--- BEGIN Given information ---

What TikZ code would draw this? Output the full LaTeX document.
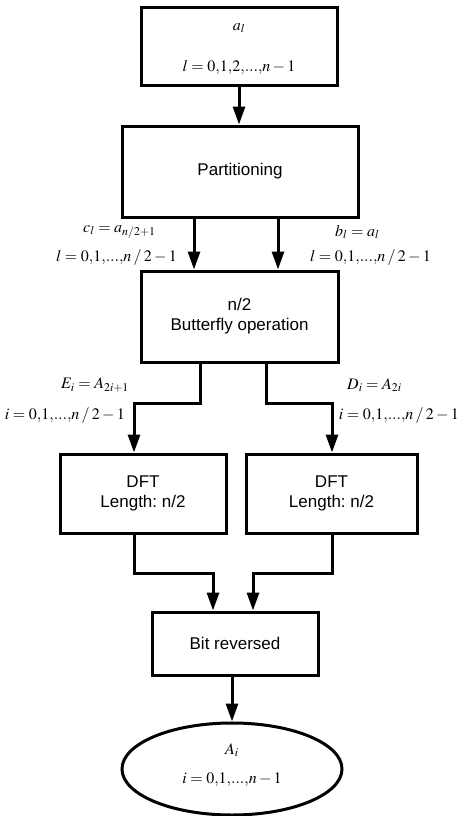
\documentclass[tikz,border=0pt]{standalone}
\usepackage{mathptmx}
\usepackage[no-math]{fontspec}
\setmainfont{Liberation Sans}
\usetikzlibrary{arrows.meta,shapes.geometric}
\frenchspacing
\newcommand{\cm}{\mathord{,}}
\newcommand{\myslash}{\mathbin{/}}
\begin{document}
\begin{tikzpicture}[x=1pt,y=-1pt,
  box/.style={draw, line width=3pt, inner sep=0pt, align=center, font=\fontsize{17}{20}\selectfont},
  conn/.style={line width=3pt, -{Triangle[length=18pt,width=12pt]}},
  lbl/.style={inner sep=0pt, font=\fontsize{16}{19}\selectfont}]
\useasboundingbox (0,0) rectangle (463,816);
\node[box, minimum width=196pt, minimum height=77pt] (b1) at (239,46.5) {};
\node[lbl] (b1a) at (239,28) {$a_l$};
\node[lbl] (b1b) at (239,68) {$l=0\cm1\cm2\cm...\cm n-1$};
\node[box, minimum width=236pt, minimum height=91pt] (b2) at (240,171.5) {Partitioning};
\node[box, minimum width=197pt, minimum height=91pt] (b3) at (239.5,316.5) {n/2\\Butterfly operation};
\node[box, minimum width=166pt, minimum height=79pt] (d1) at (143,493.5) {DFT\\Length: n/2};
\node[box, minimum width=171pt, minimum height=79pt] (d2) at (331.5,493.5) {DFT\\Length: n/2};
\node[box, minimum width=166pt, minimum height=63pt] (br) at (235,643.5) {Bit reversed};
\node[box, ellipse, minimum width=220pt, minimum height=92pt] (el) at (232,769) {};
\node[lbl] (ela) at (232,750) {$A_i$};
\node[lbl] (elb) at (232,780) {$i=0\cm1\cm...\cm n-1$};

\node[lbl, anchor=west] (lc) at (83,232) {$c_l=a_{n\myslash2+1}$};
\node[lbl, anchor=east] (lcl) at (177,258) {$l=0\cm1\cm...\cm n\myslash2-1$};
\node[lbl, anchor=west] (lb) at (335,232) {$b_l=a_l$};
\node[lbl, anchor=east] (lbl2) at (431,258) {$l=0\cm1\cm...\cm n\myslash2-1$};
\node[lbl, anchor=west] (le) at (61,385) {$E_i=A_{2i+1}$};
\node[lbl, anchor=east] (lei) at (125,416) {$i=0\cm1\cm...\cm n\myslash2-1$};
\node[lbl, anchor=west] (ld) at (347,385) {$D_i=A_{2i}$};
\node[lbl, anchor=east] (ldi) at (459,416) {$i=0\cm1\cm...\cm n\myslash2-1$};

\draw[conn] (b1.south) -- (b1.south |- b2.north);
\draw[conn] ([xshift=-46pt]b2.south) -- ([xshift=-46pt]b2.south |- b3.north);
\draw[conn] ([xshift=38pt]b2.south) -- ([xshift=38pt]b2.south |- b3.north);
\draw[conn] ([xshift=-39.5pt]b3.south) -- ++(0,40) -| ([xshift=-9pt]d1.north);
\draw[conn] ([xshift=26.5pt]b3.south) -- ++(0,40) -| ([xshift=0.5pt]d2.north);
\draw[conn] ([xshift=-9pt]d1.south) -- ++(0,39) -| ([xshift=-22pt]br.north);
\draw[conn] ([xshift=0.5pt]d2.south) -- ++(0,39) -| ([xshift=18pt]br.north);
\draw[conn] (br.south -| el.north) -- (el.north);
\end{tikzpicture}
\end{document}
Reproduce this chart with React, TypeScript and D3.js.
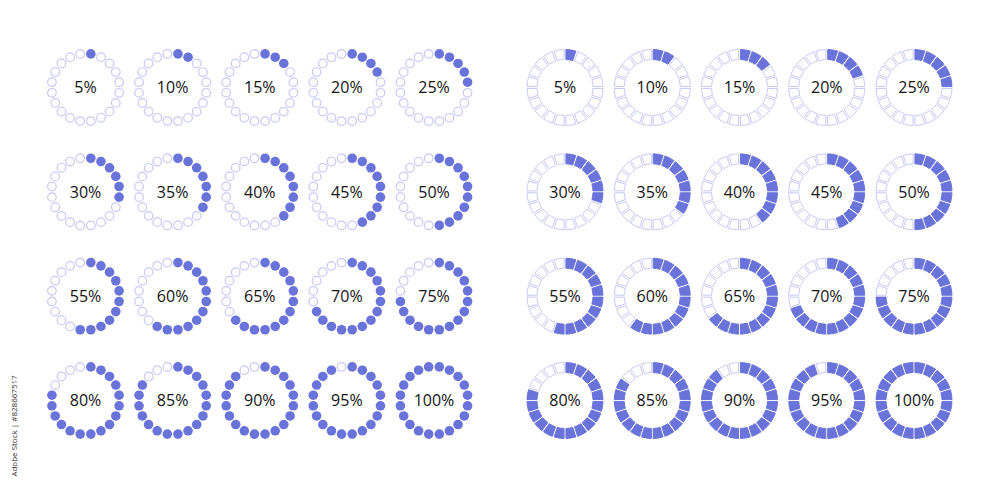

--- END Given information ---

» **Work instructions**
Pictures are excluded; repeat every record exactly.

» **Expected answer**
What TikZ code would draw this? Output the full LaTeX document.
\documentclass[tikz,border=0pt]{standalone}
\usepackage{mathptmx}
\usepackage[no-math]{fontspec}
\setmainfont{Liberation Sans}
\usetikzlibrary{arrows.meta,shapes.geometric}
\frenchspacing
\newcommand{\cm}{\mathord{,}}
\newcommand{\myslash}{\mathbin{/}}
\begin{document}
\begin{tikzpicture}[x=1pt,y=-1pt,
  box/.style={draw, line width=3pt, inner sep=0pt, align=center, font=\fontsize{17}{20}\selectfont},
  conn/.style={line width=3pt, -{Triangle[length=18pt,width=12pt]}},
  lbl/.style={inner sep=0pt, font=\fontsize{16}{19}\selectfont}]
\useasboundingbox (0,0) rectangle (463,816);
\node[box, minimum width=196pt, minimum height=77pt] (b1) at (239,46.5) {};
\node[lbl] (b1a) at (239,28) {$a_l$};
\node[lbl] (b1b) at (239,68) {$l=0\cm1\cm2\cm...\cm n-1$};
\node[box, minimum width=236pt, minimum height=91pt] (b2) at (240,171.5) {Partitioning};
\node[box, minimum width=197pt, minimum height=91pt] (b3) at (239.5,316.5) {n/2\\Butterfly operation};
\node[box, minimum width=166pt, minimum height=79pt] (d1) at (143,493.5) {DFT\\Length: n/2};
\node[box, minimum width=171pt, minimum height=79pt] (d2) at (331.5,493.5) {DFT\\Length: n/2};
\node[box, minimum width=166pt, minimum height=63pt] (br) at (235,643.5) {Bit reversed};
\node[box, ellipse, minimum width=220pt, minimum height=92pt] (el) at (232,769) {};
\node[lbl] (ela) at (232,750) {$A_i$};
\node[lbl] (elb) at (232,780) {$i=0\cm1\cm...\cm n-1$};

\node[lbl, anchor=west] (lc) at (83,232) {$c_l=a_{n\myslash2+1}$};
\node[lbl, anchor=east] (lcl) at (177,258) {$l=0\cm1\cm...\cm n\myslash2-1$};
\node[lbl, anchor=west] (lb) at (335,232) {$b_l=a_l$};
\node[lbl, anchor=east] (lbl2) at (431,258) {$l=0\cm1\cm...\cm n\myslash2-1$};
\node[lbl, anchor=west] (le) at (61,385) {$E_i=A_{2i+1}$};
\node[lbl, anchor=east] (lei) at (125,416) {$i=0\cm1\cm...\cm n\myslash2-1$};
\node[lbl, anchor=west] (ld) at (347,385) {$D_i=A_{2i}$};
\node[lbl, anchor=east] (ldi) at (459,416) {$i=0\cm1\cm...\cm n\myslash2-1$};

\draw[conn] (b1.south) -- (b1.south |- b2.north);
\draw[conn] ([xshift=-46pt]b2.south) -- ([xshift=-46pt]b2.south |- b3.north);
\draw[conn] ([xshift=38pt]b2.south) -- ([xshift=38pt]b2.south |- b3.north);
\draw[conn] ([xshift=-39.5pt]b3.south) -- ++(0,40) -| ([xshift=-9pt]d1.north);
\draw[conn] ([xshift=26.5pt]b3.south) -- ++(0,40) -| ([xshift=0.5pt]d2.north);
\draw[conn] ([xshift=-9pt]d1.south) -- ++(0,39) -| ([xshift=-22pt]br.north);
\draw[conn] ([xshift=0.5pt]d2.south) -- ++(0,39) -| ([xshift=18pt]br.north);
\draw[conn] (br.south -| el.north) -- (el.north);
\end{tikzpicture}
\end{document}
Reproduce this chart with React, TypeScript and D3.js.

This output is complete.